_WHAT NEEDS TO BE DONE_. Assemble all lines in which the string "this" appears.

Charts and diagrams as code
════════════════════
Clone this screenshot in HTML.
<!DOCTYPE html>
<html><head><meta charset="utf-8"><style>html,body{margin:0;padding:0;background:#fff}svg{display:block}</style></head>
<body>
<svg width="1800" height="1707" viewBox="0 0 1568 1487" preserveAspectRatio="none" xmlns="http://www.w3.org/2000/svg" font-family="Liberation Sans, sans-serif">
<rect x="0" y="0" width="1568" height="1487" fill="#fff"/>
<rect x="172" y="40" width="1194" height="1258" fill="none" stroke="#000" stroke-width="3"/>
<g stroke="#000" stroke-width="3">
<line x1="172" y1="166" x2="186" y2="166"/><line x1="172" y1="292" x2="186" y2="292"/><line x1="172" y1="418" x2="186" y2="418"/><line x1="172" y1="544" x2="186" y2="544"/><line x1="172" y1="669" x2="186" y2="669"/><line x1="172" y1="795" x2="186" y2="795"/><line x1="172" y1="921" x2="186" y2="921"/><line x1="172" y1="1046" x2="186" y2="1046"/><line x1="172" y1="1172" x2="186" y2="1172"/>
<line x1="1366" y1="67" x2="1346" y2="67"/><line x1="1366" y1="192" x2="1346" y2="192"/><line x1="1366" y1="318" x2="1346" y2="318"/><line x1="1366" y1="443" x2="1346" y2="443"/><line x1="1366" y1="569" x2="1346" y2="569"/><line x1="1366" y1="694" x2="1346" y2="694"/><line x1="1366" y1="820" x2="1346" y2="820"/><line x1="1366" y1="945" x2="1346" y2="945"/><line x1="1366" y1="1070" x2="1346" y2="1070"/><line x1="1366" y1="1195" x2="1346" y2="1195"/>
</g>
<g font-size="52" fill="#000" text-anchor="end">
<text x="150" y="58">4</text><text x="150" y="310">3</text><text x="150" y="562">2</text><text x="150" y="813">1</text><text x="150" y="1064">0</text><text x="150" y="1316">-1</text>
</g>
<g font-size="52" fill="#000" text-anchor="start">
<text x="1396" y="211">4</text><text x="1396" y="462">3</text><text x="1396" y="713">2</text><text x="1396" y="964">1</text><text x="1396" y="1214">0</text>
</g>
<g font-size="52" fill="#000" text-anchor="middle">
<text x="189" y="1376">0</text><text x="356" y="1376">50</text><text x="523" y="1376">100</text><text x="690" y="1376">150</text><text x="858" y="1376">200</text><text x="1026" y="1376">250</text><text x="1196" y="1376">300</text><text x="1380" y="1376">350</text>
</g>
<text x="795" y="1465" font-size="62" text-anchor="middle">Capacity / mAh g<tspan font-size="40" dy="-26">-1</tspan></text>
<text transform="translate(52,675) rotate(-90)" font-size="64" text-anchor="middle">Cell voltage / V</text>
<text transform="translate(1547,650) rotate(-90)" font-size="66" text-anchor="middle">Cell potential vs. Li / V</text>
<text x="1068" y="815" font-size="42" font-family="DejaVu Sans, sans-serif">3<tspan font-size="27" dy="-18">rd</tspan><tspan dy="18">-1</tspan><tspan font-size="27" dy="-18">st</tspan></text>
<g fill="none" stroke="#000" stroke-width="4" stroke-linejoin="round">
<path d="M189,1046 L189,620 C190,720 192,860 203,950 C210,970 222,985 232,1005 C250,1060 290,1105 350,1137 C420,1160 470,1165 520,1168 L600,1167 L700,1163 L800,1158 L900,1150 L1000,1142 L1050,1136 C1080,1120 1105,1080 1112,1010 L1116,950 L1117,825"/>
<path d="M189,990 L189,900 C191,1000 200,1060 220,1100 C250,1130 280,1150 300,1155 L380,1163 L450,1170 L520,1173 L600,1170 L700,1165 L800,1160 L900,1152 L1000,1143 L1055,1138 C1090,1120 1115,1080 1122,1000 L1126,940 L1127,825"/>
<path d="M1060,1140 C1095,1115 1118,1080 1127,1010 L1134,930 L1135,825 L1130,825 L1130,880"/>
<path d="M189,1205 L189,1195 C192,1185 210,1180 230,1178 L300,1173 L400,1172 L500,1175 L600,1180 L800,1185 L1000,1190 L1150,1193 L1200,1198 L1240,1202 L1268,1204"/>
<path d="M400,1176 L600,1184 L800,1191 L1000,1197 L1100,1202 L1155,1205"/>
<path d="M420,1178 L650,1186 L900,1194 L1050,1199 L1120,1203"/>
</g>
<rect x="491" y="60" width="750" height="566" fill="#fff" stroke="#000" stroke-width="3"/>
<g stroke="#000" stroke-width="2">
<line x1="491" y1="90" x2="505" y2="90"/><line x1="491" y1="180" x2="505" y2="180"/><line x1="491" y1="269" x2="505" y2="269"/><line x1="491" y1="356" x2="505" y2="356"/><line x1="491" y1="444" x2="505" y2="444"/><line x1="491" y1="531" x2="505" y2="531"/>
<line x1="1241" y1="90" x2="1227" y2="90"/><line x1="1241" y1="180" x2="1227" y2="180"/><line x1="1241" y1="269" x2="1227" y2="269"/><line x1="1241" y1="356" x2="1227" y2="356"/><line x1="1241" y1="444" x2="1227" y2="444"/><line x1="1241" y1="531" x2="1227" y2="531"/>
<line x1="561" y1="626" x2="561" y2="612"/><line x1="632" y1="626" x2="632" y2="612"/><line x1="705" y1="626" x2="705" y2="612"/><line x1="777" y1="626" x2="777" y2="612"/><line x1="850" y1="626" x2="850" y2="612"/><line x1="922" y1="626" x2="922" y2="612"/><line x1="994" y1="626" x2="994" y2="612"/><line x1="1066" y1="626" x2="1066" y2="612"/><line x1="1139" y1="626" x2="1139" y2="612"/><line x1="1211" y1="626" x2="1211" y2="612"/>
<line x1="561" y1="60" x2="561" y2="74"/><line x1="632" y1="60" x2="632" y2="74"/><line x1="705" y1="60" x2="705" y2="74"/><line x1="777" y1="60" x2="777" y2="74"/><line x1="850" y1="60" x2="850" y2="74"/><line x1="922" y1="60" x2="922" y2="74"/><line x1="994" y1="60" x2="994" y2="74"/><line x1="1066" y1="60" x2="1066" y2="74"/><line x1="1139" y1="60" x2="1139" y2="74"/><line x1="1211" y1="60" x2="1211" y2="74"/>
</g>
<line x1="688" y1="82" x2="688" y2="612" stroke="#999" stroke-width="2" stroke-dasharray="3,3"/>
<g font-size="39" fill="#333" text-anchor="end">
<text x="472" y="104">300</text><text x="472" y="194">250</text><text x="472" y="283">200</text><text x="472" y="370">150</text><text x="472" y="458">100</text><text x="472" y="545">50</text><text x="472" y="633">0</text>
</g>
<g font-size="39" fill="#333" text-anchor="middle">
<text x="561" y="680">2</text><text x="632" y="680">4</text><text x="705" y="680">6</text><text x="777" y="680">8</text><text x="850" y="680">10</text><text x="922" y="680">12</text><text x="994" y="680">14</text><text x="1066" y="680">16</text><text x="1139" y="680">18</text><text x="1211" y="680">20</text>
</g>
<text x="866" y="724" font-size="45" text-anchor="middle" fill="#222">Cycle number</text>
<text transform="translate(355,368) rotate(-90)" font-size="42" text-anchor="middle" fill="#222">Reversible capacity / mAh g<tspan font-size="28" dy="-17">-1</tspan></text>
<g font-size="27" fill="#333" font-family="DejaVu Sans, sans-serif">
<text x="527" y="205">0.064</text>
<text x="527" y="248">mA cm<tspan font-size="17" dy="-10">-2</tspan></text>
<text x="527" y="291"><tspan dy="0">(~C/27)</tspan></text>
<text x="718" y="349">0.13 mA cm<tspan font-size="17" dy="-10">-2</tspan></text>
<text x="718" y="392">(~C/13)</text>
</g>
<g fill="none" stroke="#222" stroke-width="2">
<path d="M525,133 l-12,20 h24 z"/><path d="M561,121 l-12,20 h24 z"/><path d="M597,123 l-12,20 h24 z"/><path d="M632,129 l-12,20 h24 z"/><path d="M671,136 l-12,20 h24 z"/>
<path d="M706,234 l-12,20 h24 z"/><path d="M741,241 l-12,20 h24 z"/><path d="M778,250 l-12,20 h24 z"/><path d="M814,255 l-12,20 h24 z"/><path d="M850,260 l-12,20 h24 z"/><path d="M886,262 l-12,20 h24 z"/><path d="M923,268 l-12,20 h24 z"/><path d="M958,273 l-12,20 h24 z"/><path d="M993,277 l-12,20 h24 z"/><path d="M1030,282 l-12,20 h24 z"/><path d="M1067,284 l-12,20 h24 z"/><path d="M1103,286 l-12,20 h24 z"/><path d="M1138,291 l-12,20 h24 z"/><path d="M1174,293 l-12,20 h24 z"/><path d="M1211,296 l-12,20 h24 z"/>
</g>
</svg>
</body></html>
════════════════════
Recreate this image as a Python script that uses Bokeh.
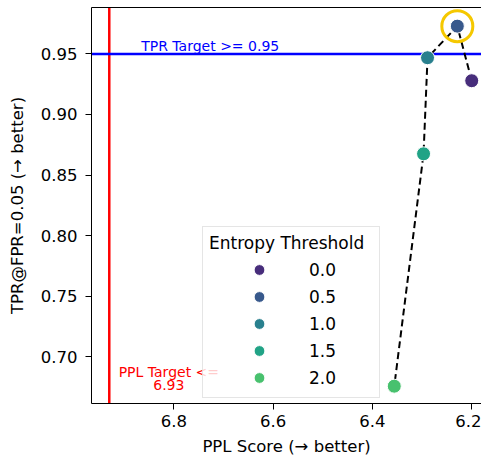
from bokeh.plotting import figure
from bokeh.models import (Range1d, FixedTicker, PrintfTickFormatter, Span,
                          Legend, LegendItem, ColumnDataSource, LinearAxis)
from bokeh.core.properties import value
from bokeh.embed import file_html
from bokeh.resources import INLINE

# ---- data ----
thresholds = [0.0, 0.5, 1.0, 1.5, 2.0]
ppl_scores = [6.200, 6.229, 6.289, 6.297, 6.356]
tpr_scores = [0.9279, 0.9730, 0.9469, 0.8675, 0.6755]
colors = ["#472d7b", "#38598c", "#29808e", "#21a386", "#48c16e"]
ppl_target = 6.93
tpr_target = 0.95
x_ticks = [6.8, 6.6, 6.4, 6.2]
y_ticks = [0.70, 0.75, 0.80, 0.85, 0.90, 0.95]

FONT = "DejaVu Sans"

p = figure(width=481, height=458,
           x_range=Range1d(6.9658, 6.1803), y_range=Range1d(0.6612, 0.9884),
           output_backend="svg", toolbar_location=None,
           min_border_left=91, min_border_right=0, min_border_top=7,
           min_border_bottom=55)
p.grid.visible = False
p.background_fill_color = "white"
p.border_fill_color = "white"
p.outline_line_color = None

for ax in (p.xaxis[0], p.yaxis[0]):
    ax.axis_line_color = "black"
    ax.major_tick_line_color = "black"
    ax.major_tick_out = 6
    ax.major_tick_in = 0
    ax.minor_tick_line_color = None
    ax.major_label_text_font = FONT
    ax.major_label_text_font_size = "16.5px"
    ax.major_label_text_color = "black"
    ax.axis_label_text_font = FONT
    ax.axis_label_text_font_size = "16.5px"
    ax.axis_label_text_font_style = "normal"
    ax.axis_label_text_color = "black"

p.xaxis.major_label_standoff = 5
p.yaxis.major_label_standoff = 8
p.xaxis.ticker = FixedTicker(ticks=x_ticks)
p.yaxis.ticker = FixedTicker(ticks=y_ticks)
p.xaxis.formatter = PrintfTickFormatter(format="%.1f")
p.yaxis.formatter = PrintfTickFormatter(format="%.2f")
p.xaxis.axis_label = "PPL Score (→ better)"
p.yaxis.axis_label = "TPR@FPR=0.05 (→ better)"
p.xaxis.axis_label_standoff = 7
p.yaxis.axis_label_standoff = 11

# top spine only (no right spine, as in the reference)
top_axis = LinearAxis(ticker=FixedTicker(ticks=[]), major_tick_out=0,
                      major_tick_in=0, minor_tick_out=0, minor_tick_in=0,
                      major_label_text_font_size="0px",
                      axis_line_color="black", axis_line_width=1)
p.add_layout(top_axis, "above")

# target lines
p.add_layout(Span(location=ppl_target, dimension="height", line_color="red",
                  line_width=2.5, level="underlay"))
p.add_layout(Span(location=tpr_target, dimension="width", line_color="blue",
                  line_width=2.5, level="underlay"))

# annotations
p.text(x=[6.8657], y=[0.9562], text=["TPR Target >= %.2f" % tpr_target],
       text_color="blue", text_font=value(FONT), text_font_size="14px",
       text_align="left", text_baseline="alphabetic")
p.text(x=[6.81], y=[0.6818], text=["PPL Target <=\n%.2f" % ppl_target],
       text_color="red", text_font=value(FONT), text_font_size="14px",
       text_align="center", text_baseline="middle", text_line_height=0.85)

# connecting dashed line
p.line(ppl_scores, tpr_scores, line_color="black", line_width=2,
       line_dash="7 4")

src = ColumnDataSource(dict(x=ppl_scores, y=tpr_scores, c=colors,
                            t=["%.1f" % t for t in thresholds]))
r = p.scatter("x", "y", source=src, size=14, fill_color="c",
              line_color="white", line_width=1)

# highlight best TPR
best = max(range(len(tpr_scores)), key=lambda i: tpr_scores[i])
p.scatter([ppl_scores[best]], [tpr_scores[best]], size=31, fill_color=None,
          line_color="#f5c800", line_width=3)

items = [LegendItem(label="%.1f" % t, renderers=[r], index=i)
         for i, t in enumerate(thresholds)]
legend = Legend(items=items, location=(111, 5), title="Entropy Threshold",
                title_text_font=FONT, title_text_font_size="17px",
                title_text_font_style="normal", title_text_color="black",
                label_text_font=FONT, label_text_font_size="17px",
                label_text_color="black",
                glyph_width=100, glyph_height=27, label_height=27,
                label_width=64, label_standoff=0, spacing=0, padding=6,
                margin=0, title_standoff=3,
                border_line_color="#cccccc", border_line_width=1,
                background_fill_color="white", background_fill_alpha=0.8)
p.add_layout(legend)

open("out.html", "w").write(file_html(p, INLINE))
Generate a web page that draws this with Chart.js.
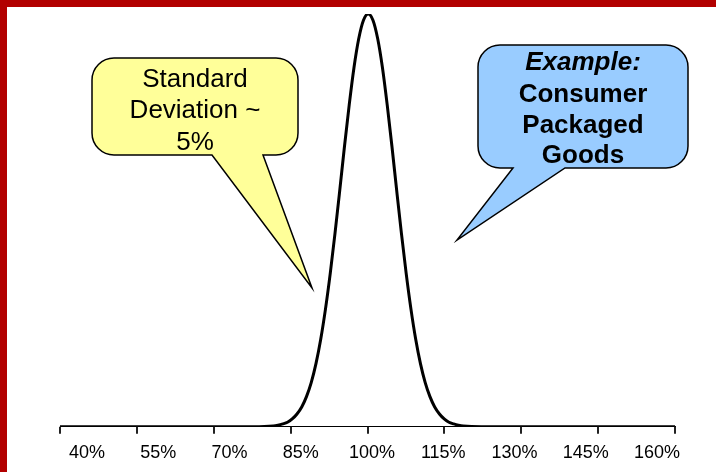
════════════════════
_THE SOLUTION_.
Clone this screenshot in HTML.
Recreate this image as a Python script that uses Bokeh.
Generate a web page that draws this with Chart.js.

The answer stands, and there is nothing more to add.